**Information supplied:**

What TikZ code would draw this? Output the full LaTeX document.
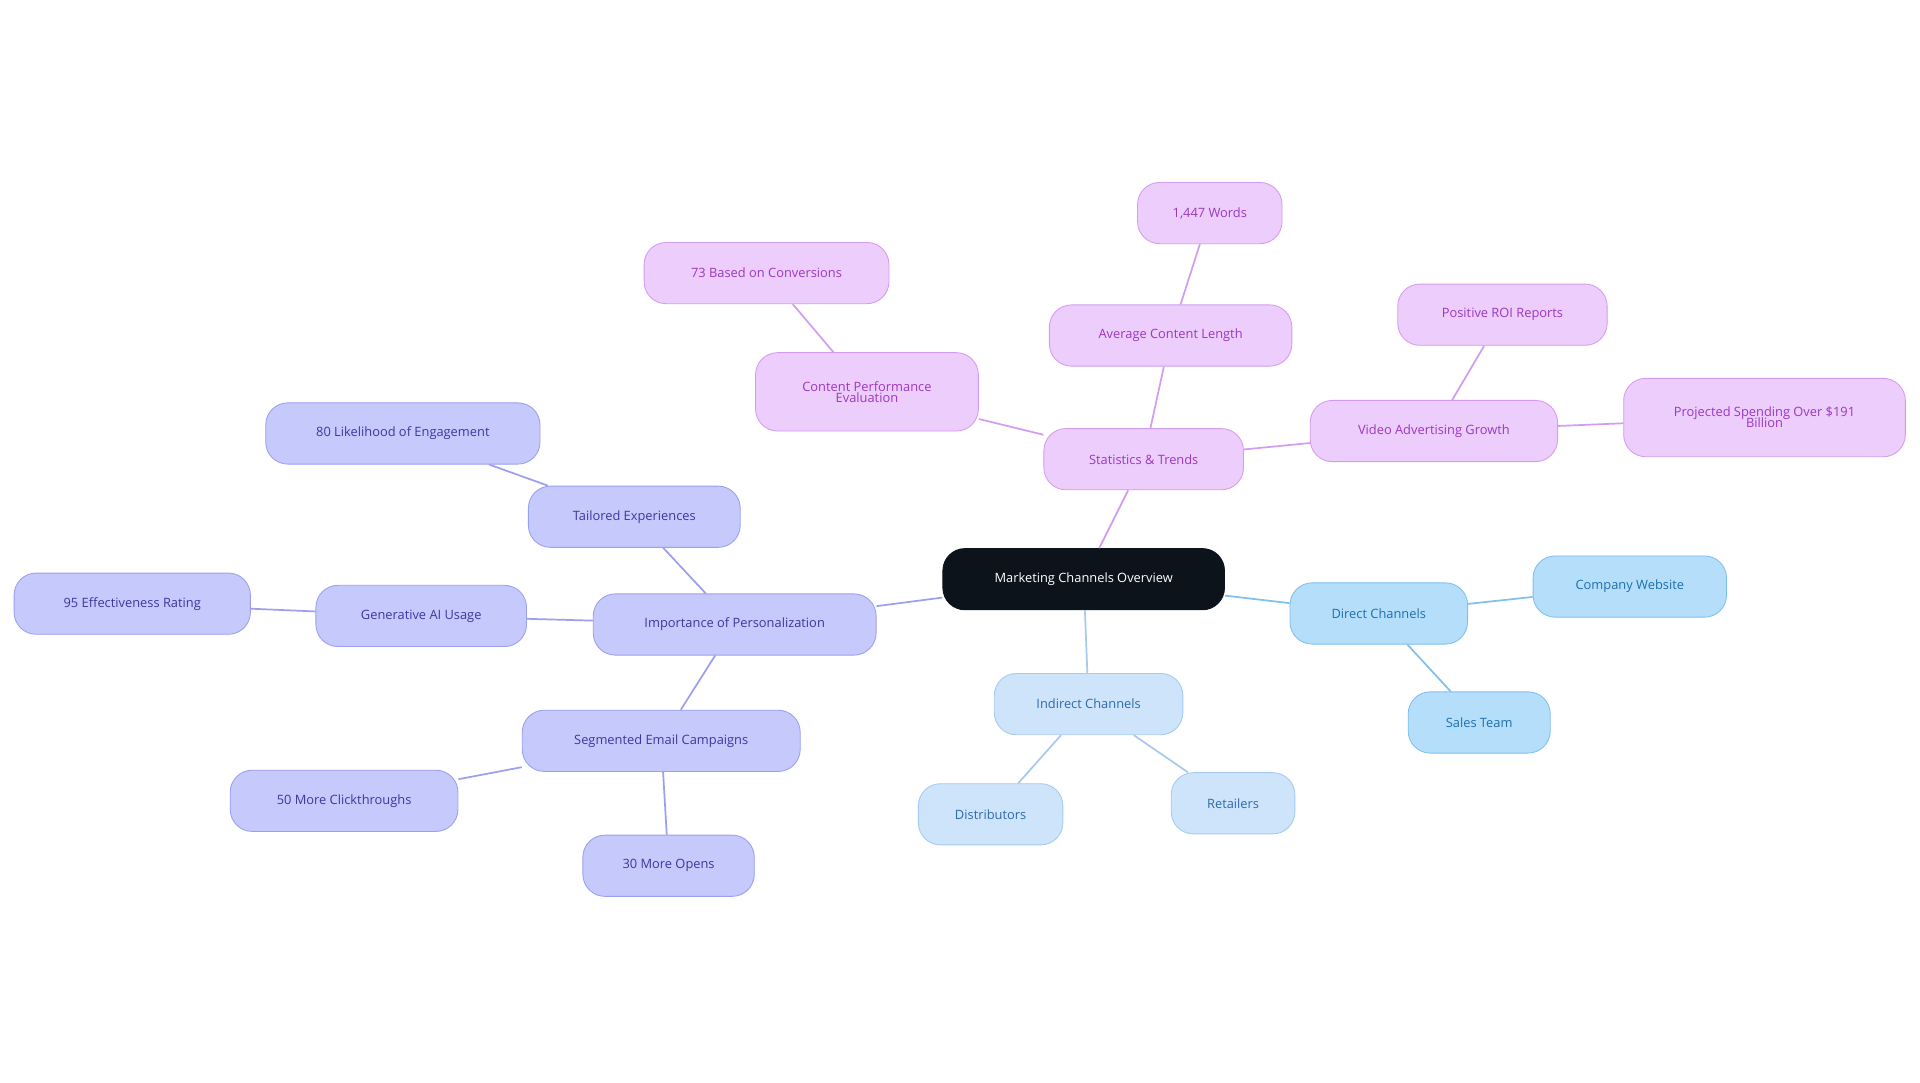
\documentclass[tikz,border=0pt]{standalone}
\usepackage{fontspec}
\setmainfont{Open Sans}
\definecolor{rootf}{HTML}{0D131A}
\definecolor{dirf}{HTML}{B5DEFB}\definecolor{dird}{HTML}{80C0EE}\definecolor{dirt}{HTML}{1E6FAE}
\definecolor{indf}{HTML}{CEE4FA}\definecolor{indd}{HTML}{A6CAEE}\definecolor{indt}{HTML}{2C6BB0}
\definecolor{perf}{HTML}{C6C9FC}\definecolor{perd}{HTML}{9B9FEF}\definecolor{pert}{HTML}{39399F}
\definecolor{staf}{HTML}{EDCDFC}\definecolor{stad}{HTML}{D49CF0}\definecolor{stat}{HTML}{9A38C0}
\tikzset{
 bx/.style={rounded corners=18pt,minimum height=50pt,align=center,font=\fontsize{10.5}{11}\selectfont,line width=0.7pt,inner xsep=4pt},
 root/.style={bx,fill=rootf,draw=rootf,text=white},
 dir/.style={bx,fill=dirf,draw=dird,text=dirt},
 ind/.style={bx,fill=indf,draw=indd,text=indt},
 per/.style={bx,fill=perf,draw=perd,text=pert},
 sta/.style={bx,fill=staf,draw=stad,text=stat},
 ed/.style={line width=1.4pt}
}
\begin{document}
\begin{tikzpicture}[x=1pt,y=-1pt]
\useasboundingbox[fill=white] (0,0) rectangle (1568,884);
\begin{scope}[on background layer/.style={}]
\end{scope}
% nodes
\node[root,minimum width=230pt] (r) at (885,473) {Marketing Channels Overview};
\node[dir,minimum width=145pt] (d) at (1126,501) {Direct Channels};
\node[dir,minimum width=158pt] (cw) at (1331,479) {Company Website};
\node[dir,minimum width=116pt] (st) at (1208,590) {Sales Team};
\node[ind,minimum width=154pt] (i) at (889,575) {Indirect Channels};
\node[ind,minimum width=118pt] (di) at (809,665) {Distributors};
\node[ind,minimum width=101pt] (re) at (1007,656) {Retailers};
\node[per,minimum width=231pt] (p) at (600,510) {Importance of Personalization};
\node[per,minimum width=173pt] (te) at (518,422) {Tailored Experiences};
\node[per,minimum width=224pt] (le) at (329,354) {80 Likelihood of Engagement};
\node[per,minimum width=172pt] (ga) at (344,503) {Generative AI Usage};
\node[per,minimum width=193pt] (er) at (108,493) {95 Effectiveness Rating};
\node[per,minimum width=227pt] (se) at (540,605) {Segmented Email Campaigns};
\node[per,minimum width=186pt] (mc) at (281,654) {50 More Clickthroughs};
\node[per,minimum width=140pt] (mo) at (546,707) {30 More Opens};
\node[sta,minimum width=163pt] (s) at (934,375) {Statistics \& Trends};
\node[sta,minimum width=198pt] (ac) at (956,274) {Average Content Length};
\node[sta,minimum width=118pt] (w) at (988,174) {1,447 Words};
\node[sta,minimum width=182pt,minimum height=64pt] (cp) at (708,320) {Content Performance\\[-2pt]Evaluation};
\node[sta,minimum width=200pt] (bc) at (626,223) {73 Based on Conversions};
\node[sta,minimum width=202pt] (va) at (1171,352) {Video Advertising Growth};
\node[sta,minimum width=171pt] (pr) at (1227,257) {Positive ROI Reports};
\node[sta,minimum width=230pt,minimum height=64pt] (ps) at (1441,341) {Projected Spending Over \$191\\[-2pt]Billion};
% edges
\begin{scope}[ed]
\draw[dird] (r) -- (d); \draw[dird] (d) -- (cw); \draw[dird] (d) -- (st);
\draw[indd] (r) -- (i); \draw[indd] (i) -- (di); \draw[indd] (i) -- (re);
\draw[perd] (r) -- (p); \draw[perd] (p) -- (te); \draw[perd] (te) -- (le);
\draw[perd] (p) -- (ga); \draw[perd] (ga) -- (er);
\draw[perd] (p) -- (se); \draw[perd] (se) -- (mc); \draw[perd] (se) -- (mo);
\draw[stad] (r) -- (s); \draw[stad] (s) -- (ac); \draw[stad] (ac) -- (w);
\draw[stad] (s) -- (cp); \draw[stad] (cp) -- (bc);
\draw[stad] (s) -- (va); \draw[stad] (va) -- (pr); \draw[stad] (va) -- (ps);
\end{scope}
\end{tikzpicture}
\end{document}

**Exercise task:** Copy the listing in full and without alteration, omitting every picture.

**Reply to the task:**
What TikZ code would draw this? Output the full LaTeX document.
\documentclass[tikz,border=0pt]{standalone}
\usepackage{fontspec}
\setmainfont{Open Sans}
\definecolor{rootf}{HTML}{0D131A}
\definecolor{dirf}{HTML}{B5DEFB}\definecolor{dird}{HTML}{80C0EE}\definecolor{dirt}{HTML}{1E6FAE}
\definecolor{indf}{HTML}{CEE4FA}\definecolor{indd}{HTML}{A6CAEE}\definecolor{indt}{HTML}{2C6BB0}
\definecolor{perf}{HTML}{C6C9FC}\definecolor{perd}{HTML}{9B9FEF}\definecolor{pert}{HTML}{39399F}
\definecolor{staf}{HTML}{EDCDFC}\definecolor{stad}{HTML}{D49CF0}\definecolor{stat}{HTML}{9A38C0}
\tikzset{
 bx/.style={rounded corners=18pt,minimum height=50pt,align=center,font=\fontsize{10.5}{11}\selectfont,line width=0.7pt,inner xsep=4pt},
 root/.style={bx,fill=rootf,draw=rootf,text=white},
 dir/.style={bx,fill=dirf,draw=dird,text=dirt},
 ind/.style={bx,fill=indf,draw=indd,text=indt},
 per/.style={bx,fill=perf,draw=perd,text=pert},
 sta/.style={bx,fill=staf,draw=stad,text=stat},
 ed/.style={line width=1.4pt}
}
\begin{document}
\begin{tikzpicture}[x=1pt,y=-1pt]
\useasboundingbox[fill=white] (0,0) rectangle (1568,884);
\begin{scope}[on background layer/.style={}]
\end{scope}
% nodes
\node[root,minimum width=230pt] (r) at (885,473) {Marketing Channels Overview};
\node[dir,minimum width=145pt] (d) at (1126,501) {Direct Channels};
\node[dir,minimum width=158pt] (cw) at (1331,479) {Company Website};
\node[dir,minimum width=116pt] (st) at (1208,590) {Sales Team};
\node[ind,minimum width=154pt] (i) at (889,575) {Indirect Channels};
\node[ind,minimum width=118pt] (di) at (809,665) {Distributors};
\node[ind,minimum width=101pt] (re) at (1007,656) {Retailers};
\node[per,minimum width=231pt] (p) at (600,510) {Importance of Personalization};
\node[per,minimum width=173pt] (te) at (518,422) {Tailored Experiences};
\node[per,minimum width=224pt] (le) at (329,354) {80 Likelihood of Engagement};
\node[per,minimum width=172pt] (ga) at (344,503) {Generative AI Usage};
\node[per,minimum width=193pt] (er) at (108,493) {95 Effectiveness Rating};
\node[per,minimum width=227pt] (se) at (540,605) {Segmented Email Campaigns};
\node[per,minimum width=186pt] (mc) at (281,654) {50 More Clickthroughs};
\node[per,minimum width=140pt] (mo) at (546,707) {30 More Opens};
\node[sta,minimum width=163pt] (s) at (934,375) {Statistics \& Trends};
\node[sta,minimum width=198pt] (ac) at (956,274) {Average Content Length};
\node[sta,minimum width=118pt] (w) at (988,174) {1,447 Words};
\node[sta,minimum width=182pt,minimum height=64pt] (cp) at (708,320) {Content Performance\\[-2pt]Evaluation};
\node[sta,minimum width=200pt] (bc) at (626,223) {73 Based on Conversions};
\node[sta,minimum width=202pt] (va) at (1171,352) {Video Advertising Growth};
\node[sta,minimum width=171pt] (pr) at (1227,257) {Positive ROI Reports};
\node[sta,minimum width=230pt,minimum height=64pt] (ps) at (1441,341) {Projected Spending Over \$191\\[-2pt]Billion};
% edges
\begin{scope}[ed]
\draw[dird] (r) -- (d); \draw[dird] (d) -- (cw); \draw[dird] (d) -- (st);
\draw[indd] (r) -- (i); \draw[indd] (i) -- (di); \draw[indd] (i) -- (re);
\draw[perd] (r) -- (p); \draw[perd] (p) -- (te); \draw[perd] (te) -- (le);
\draw[perd] (p) -- (ga); \draw[perd] (ga) -- (er);
\draw[perd] (p) -- (se); \draw[perd] (se) -- (mc); \draw[perd] (se) -- (mo);
\draw[stad] (r) -- (s); \draw[stad] (s) -- (ac); \draw[stad] (ac) -- (w);
\draw[stad] (s) -- (cp); \draw[stad] (cp) -- (bc);
\draw[stad] (s) -- (va); \draw[stad] (va) -- (pr); \draw[stad] (va) -- (ps);
\end{scope}
\end{tikzpicture}
\end{document}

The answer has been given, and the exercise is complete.